What distinguishes longitudinal waves from transverse waves?
In a transverse wave, particles move perpendicular to the wave direction—like ripples on a water surface. In a longitudinal wave, particles oscillate back and forth along the same line as the wave moves. Sound waves are longitudinal because the air molecules vibrate in the same direction the sound travels, pushing and pulling neighboring molecules to pass energy forward without permanently displacing the medium.
How do compressions and rarefactions transfer sound energy?
Sound energy is transferred through a cycle of pressure changes:
- Compression: A region where particles are densely packed, creating higher pressure. This occurs when a vibrating source (e.g., a speaker cone) pushes air molecules together.
- Rarefaction: A region where particles are spread apart, creating lower pressure. This follows as the source pulls back, leaving a gap.
These alternating zones move outward from the source. Each molecule transfers kinetic energy to its neighbor, enabling the wave to travel. The medium itself does not travel with the wave—only the energy does.
What role does the medium play in sound wave propagation?
Sound waves require a material medium (solid, liquid, or gas) because they rely on particle collisions. The efficiency of energy transfer depends on the medium's properties:
| Medium | Particle spacing | Speed of sound (approximate) | Energy transfer efficiency |
|---|---|---|---|
| Gas (e.g., air) | Widely spaced | ~343 m/s at 20°C | Lower (fewer collisions per second) |
| Liquid (e.g., water) | Closer than gas | ~1,480 m/s | Higher (more frequent particle interactions) |
| Solid (e.g., steel) | Tightly packed | ~5,960 m/s | Highest (strong elastic bonds transfer energy rapidly) |
Denser and more elastic media allow compressions and rarefactions to travel faster, meaning sound energy is transferred more quickly.
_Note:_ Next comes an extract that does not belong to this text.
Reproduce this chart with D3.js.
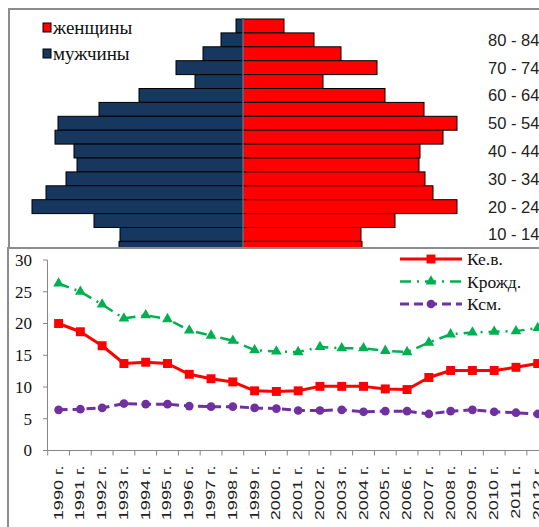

In a vacuum, with no particles to compress, sound cannot propagate at all.
How does frequency affect the transfer of sound energy?
Frequency—measured in hertz (Hz)—determines how many compression-rarefaction cycles pass a point per second. Higher frequency waves carry more energy per cycle, but the total energy transferred also depends on amplitude (the degree of pressure variation). A loud sound (large amplitude) transfers more energy than a soft sound, regardless of frequency. However, higher frequencies tend to lose energy faster in air due to greater molecular friction, which is why bass sounds travel farther than treble sounds outdoors.